Owls and wood

Wood Experimentation

I spent some time working with wood filament when I first started 3d printing, but I haven’t used it since I started making my own dolls. With the potential for a craft fair coming up, I thought I’d revisit it to see if I could perfect my workflow for making simpler, low-cost items.


Painting a piece drives up the price I have to charge, because I need to prime and varnish it too, but wood is brittle and difficult to work with in post-processing, especially when you print multiple at the same time.
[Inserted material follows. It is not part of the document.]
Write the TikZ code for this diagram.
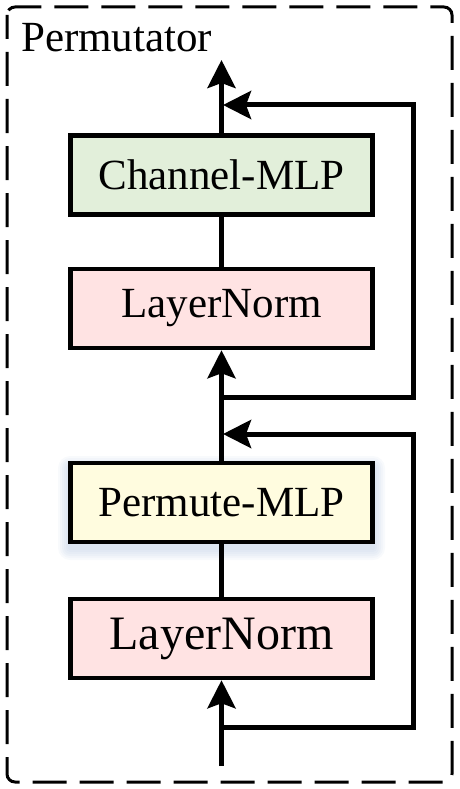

Sure enough, these two-part owl figures I made this spring seem perfect, but my first try (front) leaves a lot to be desired. I used a script from the blog tridimake to give the wood texture, but on this scale it loses too much of the detail and creates splinter-like stringing. Wood strengthens the filament along its length, but that just makes the strings harder to cut away.

Two rows of 3d printed owls on a cluttered, green work mat. There are five in the front row that are noticably rougher, with pronounced horizontal lines and splinter-like imperfections. The four in the back are larger and almost completely smooth.

I tried again, 125% bigger (back), but the texture script failed to run. I’m happy with the size though, it seems to strike a good balance between filament efficiency and ease of assembly. The square-cube law is a fickle mistress with chunky prints like this.

The heads and bodies of 5 3d printed owls on a 3d printer printbed. There's a web of loose 'strings' of filament between the volumes. A close up of the body of one of the owls, with strings and spirals of filament that look like splinters in snapped wood.

Here's the successfully textured set on the printbed. I wonder if the script makes the stringing worse? Each of these threads are about as strong as a real wood splinter, though fortunately not as sharp.

Two rows of the three sets of owls, lying on their backs. The furthest left set have rings of texture, like wood grain, the same as the small ones on the right. They also have more imperfections than the smooth ones in the middle.